My Secrets to a Flawless Finish
Over the years, I’ve learned a few things—often the hard way. Here are the tips that separate a good refinishing job from a great one.
- The Mineral Spirits Test is a Must: I can’t stress this enough. Wiping the raw, sanded wood with mineral spirits before staining is the single best way to preview your finish. It will show you exactly where you need to do a little more fine-sanding.
- “My Mistake”: Never Use Steel Wool with Water-Based Finishes. Early in my career, I was cleaning up between coats of a water-based polyurethane and grabbed steel wool out of habit. Tiny particles of the wool broke off, got trapped in the finish, and left microscopic rust spots. It was a nightmare to fix. Always use fine-grit sandpaper or synthetic scouring pads between coats of water-based products.

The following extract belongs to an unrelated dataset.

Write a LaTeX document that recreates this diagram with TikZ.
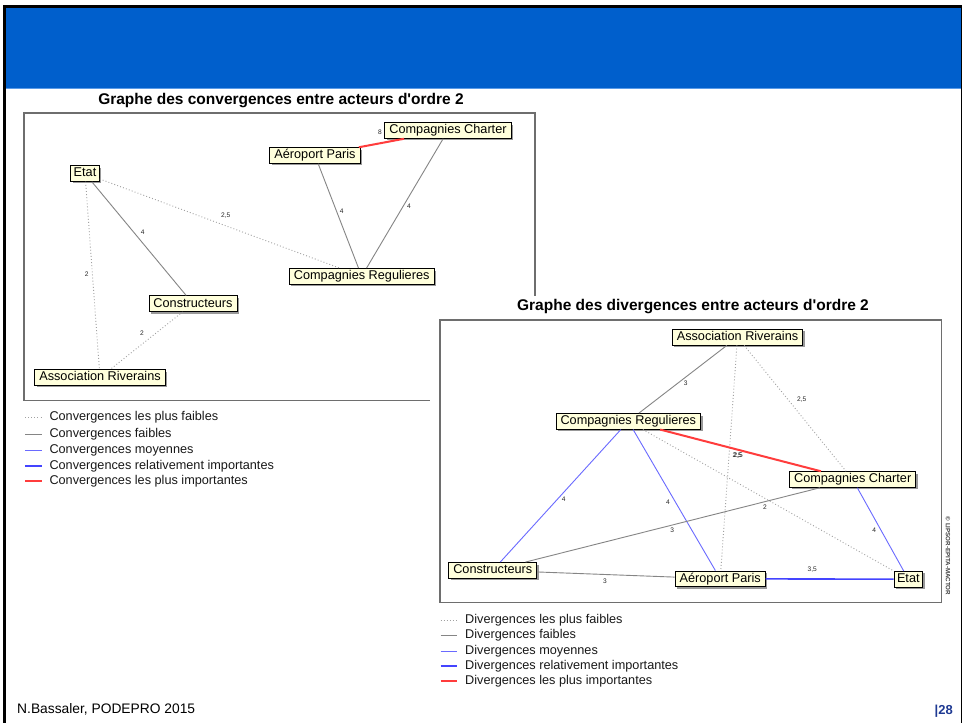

- Stain Penetration is Key: Don’t just paint stain on the surface. You want it to penetrate the wood fibers. After applying, give it a few minutes to soak in before wiping the excess. For woods prone to blotching like pine or maple, use a pre-stain wood conditioner first.

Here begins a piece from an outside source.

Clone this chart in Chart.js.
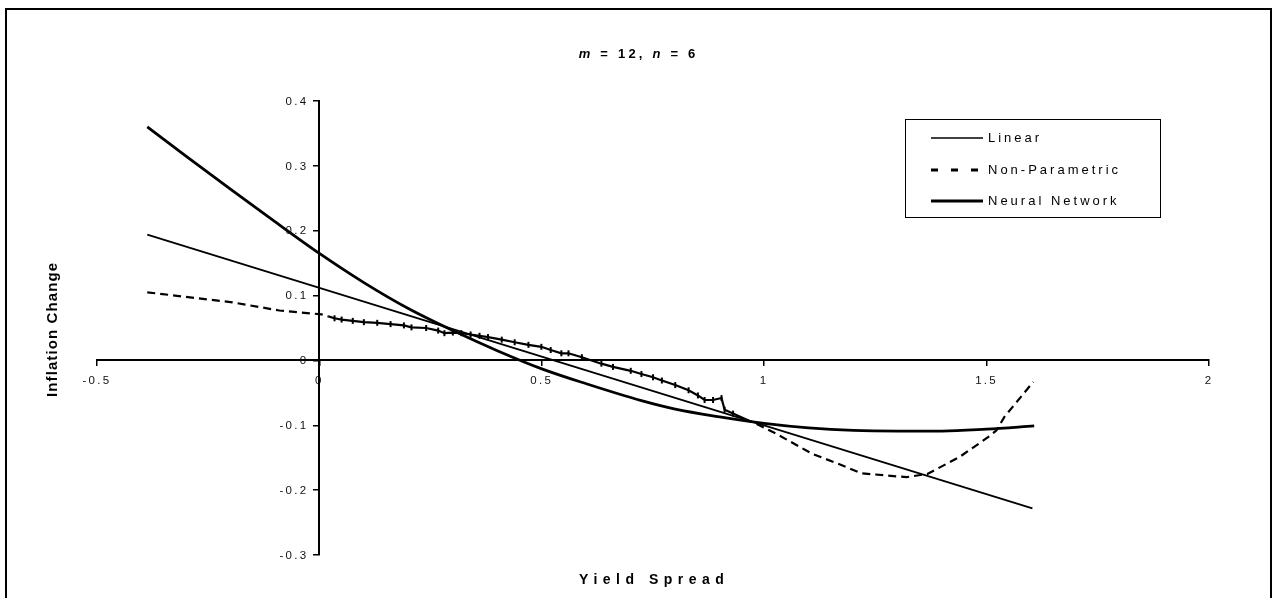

- Lighting is Everything: Work in a well-lit area where you can see the surface from multiple angles. I often use a portable work light aimed at a low angle across the surface. This technique, called “raking light,” makes drips, streaks, or missed spots in your topcoat incredibly easy to see and fix before they dry.
Frequently Asked Questions
Do I really have to remove the old finish first?
Yes, for the best and most durable results, you must remove the old finish. Painting or staining over an existing sealed finish will result in poor adhesion, and the new coat will easily chip, peel, and wear away. Start with a clean slate for a finish that will last for years.
How do I match the stain to the other table legs?
The best way is to test. After sanding, find an inconspicuous spot on the leg (like the very top where it attaches to the table) and apply a small amount of your chosen stain. Let it dry to see the final color. You can buy small test cans of several shades to find the perfect match.
What is the most durable topcoat for a table leg?
For sheer durability against kicks, scuffs, and cleaning, an oil-based polyurethane is the champion. However, it can add a slight amber hue and has a stronger odor. A high-quality water-based polyurethane is a close second, offering great protection with the benefit of drying clear and having low odor.
Can I do this project without removing the leg from the table?
You can, but it is significantly more challenging. You will need to meticulously tape off and protect the tabletop and surrounding areas. It’s also much harder to sand and apply an even finish when you can’t easily rotate the piece. If you can remove the leg, I strongly recommend it.